Drop all images and give the records again exactly.

Records from a dataset.
━━━━━━━━━━

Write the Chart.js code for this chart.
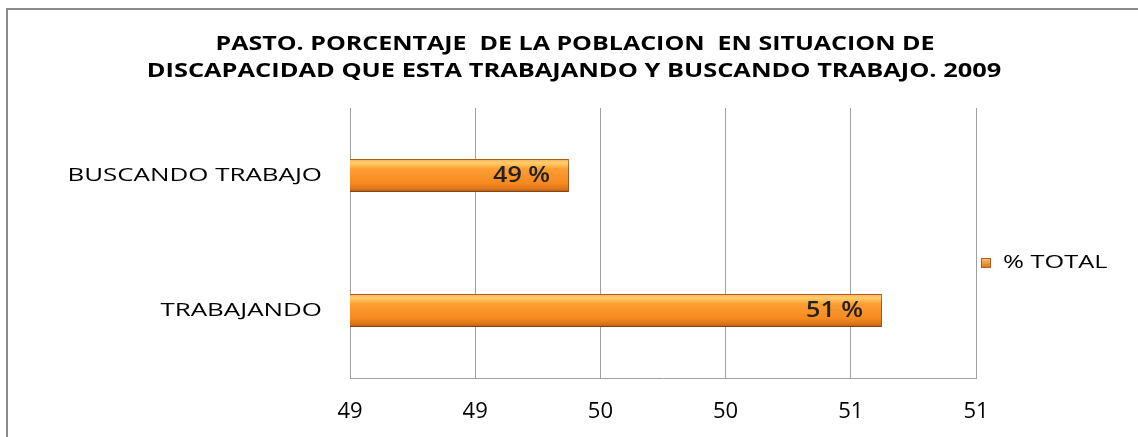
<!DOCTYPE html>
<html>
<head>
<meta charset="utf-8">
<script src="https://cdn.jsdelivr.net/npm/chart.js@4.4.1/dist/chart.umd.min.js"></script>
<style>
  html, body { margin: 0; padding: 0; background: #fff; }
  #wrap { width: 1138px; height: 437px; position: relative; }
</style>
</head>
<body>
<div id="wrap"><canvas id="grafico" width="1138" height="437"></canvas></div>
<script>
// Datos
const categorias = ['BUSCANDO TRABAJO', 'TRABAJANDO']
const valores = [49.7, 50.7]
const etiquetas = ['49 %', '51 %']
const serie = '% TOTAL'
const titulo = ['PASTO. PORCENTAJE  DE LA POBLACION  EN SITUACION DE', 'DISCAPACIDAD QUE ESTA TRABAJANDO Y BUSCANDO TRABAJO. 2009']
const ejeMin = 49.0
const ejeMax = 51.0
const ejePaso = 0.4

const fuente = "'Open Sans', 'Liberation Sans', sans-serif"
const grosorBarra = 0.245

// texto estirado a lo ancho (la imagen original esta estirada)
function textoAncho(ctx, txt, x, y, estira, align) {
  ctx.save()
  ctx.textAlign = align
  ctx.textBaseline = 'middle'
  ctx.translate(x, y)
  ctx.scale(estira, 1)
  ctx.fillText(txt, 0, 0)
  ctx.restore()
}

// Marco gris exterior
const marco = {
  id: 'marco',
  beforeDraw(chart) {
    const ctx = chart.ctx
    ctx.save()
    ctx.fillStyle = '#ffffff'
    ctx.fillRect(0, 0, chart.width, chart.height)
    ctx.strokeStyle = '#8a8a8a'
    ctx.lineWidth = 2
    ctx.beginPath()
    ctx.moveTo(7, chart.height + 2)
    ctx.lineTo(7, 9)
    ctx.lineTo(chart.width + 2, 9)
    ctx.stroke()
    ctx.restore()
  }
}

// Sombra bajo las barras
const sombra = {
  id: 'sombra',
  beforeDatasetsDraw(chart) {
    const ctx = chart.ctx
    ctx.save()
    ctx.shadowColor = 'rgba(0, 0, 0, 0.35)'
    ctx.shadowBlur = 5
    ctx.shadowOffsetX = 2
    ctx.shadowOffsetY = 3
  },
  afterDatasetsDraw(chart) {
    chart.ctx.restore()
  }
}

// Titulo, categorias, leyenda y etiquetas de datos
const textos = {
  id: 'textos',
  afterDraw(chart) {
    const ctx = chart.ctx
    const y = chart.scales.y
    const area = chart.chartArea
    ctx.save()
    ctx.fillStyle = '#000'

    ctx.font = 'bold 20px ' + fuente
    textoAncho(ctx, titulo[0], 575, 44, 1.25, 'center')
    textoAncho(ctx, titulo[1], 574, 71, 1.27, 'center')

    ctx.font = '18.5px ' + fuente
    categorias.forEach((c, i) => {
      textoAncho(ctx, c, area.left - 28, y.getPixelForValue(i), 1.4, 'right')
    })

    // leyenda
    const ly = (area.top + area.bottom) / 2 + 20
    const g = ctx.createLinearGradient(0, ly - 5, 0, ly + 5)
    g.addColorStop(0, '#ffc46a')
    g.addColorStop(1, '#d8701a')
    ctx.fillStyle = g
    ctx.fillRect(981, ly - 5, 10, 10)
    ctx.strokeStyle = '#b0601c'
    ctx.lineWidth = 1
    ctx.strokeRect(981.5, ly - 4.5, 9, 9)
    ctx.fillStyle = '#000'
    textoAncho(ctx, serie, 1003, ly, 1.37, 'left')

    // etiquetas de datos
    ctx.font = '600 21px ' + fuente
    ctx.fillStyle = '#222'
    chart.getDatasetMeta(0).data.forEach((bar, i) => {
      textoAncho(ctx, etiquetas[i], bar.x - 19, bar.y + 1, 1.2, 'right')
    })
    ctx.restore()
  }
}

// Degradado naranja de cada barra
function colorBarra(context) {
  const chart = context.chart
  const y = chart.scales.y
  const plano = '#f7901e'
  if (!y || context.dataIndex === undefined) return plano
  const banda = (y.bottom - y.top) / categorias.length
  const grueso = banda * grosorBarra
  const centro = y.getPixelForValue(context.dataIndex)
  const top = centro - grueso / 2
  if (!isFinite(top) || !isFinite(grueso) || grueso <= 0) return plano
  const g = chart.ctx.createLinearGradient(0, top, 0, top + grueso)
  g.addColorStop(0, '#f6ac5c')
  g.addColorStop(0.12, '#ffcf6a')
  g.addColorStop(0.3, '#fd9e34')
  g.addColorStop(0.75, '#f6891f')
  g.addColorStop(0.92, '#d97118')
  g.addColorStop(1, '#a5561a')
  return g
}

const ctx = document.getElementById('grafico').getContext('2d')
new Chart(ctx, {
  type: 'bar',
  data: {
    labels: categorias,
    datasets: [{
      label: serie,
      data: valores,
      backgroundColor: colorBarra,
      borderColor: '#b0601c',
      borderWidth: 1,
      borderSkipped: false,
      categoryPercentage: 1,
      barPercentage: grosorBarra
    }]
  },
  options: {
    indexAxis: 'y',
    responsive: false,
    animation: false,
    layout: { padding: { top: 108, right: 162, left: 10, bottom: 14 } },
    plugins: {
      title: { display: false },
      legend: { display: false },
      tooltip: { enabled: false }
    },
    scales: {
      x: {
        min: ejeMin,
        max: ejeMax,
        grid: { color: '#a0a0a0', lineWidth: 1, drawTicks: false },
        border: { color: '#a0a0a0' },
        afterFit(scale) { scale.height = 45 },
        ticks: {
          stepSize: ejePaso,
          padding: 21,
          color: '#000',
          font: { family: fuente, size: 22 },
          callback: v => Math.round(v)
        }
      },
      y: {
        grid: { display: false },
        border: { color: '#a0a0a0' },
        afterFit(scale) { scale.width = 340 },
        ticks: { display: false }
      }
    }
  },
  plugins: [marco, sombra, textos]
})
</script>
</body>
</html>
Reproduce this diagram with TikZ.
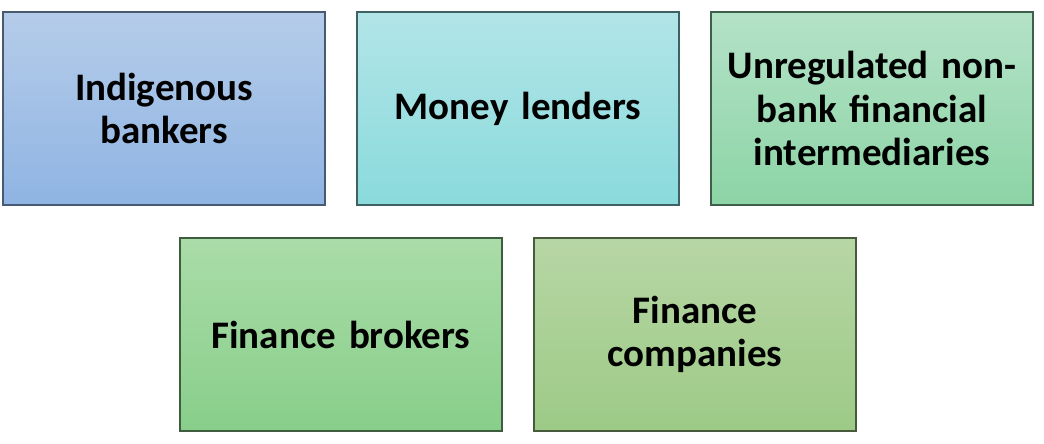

━━━━━━━━━━

Answer to the task.
Write the Chart.js code for this chart.
<!DOCTYPE html>
<html>
<head>
<meta charset="utf-8">
<script src="https://cdn.jsdelivr.net/npm/chart.js@4.4.1/dist/chart.umd.min.js"></script>
<style>
  html, body { margin: 0; padding: 0; background: #fff; }
  #wrap { width: 1138px; height: 437px; position: relative; }
</style>
</head>
<body>
<div id="wrap"><canvas id="grafico" width="1138" height="437"></canvas></div>
<script>
// Datos
const categorias = ['BUSCANDO TRABAJO', 'TRABAJANDO']
const valores = [49.7, 50.7]
const etiquetas = ['49 %', '51 %']
const serie = '% TOTAL'
const titulo = ['PASTO. PORCENTAJE  DE LA POBLACION  EN SITUACION DE', 'DISCAPACIDAD QUE ESTA TRABAJANDO Y BUSCANDO TRABAJO. 2009']
const ejeMin = 49.0
const ejeMax = 51.0
const ejePaso = 0.4

const fuente = "'Open Sans', 'Liberation Sans', sans-serif"
const grosorBarra = 0.245

// texto estirado a lo ancho (la imagen original esta estirada)
function textoAncho(ctx, txt, x, y, estira, align) {
  ctx.save()
  ctx.textAlign = align
  ctx.textBaseline = 'middle'
  ctx.translate(x, y)
  ctx.scale(estira, 1)
  ctx.fillText(txt, 0, 0)
  ctx.restore()
}

// Marco gris exterior
const marco = {
  id: 'marco',
  beforeDraw(chart) {
    const ctx = chart.ctx
    ctx.save()
    ctx.fillStyle = '#ffffff'
    ctx.fillRect(0, 0, chart.width, chart.height)
    ctx.strokeStyle = '#8a8a8a'
    ctx.lineWidth = 2
    ctx.beginPath()
    ctx.moveTo(7, chart.height + 2)
    ctx.lineTo(7, 9)
    ctx.lineTo(chart.width + 2, 9)
    ctx.stroke()
    ctx.restore()
  }
}

// Sombra bajo las barras
const sombra = {
  id: 'sombra',
  beforeDatasetsDraw(chart) {
    const ctx = chart.ctx
    ctx.save()
    ctx.shadowColor = 'rgba(0, 0, 0, 0.35)'
    ctx.shadowBlur = 5
    ctx.shadowOffsetX = 2
    ctx.shadowOffsetY = 3
  },
  afterDatasetsDraw(chart) {
    chart.ctx.restore()
  }
}

// Titulo, categorias, leyenda y etiquetas de datos
const textos = {
  id: 'textos',
  afterDraw(chart) {
    const ctx = chart.ctx
    const y = chart.scales.y
    const area = chart.chartArea
    ctx.save()
    ctx.fillStyle = '#000'

    ctx.font = 'bold 20px ' + fuente
    textoAncho(ctx, titulo[0], 575, 44, 1.25, 'center')
    textoAncho(ctx, titulo[1], 574, 71, 1.27, 'center')

    ctx.font = '18.5px ' + fuente
    categorias.forEach((c, i) => {
      textoAncho(ctx, c, area.left - 28, y.getPixelForValue(i), 1.4, 'right')
    })

    // leyenda
    const ly = (area.top + area.bottom) / 2 + 20
    const g = ctx.createLinearGradient(0, ly - 5, 0, ly + 5)
    g.addColorStop(0, '#ffc46a')
    g.addColorStop(1, '#d8701a')
    ctx.fillStyle = g
    ctx.fillRect(981, ly - 5, 10, 10)
    ctx.strokeStyle = '#b0601c'
    ctx.lineWidth = 1
    ctx.strokeRect(981.5, ly - 4.5, 9, 9)
    ctx.fillStyle = '#000'
    textoAncho(ctx, serie, 1003, ly, 1.37, 'left')

    // etiquetas de datos
    ctx.font = '600 21px ' + fuente
    ctx.fillStyle = '#222'
    chart.getDatasetMeta(0).data.forEach((bar, i) => {
      textoAncho(ctx, etiquetas[i], bar.x - 19, bar.y + 1, 1.2, 'right')
    })
    ctx.restore()
  }
}

// Degradado naranja de cada barra
function colorBarra(context) {
  const chart = context.chart
  const y = chart.scales.y
  const plano = '#f7901e'
  if (!y || context.dataIndex === undefined) return plano
  const banda = (y.bottom - y.top) / categorias.length
  const grueso = banda * grosorBarra
  const centro = y.getPixelForValue(context.dataIndex)
  const top = centro - grueso / 2
  if (!isFinite(top) || !isFinite(grueso) || grueso <= 0) return plano
  const g = chart.ctx.createLinearGradient(0, top, 0, top + grueso)
  g.addColorStop(0, '#f6ac5c')
  g.addColorStop(0.12, '#ffcf6a')
  g.addColorStop(0.3, '#fd9e34')
  g.addColorStop(0.75, '#f6891f')
  g.addColorStop(0.92, '#d97118')
  g.addColorStop(1, '#a5561a')
  return g
}

const ctx = document.getElementById('grafico').getContext('2d')
new Chart(ctx, {
  type: 'bar',
  data: {
    labels: categorias,
    datasets: [{
      label: serie,
      data: valores,
      backgroundColor: colorBarra,
      borderColor: '#b0601c',
      borderWidth: 1,
      borderSkipped: false,
      categoryPercentage: 1,
      barPercentage: grosorBarra
    }]
  },
  options: {
    indexAxis: 'y',
    responsive: false,
    animation: false,
    layout: { padding: { top: 108, right: 162, left: 10, bottom: 14 } },
    plugins: {
      title: { display: false },
      legend: { display: false },
      tooltip: { enabled: false }
    },
    scales: {
      x: {
        min: ejeMin,
        max: ejeMax,
        grid: { color: '#a0a0a0', lineWidth: 1, drawTicks: false },
        border: { color: '#a0a0a0' },
        afterFit(scale) { scale.height = 45 },
        ticks: {
          stepSize: ejePaso,
          padding: 21,
          color: '#000',
          font: { family: fuente, size: 22 },
          callback: v => Math.round(v)
        }
      },
      y: {
        grid: { display: false },
        border: { color: '#a0a0a0' },
        afterFit(scale) { scale.width = 340 },
        ticks: { display: false }
      }
    }
  },
  plugins: [marco, sombra, textos]
})
</script>
</body>
</html>
Reproduce this diagram with TikZ.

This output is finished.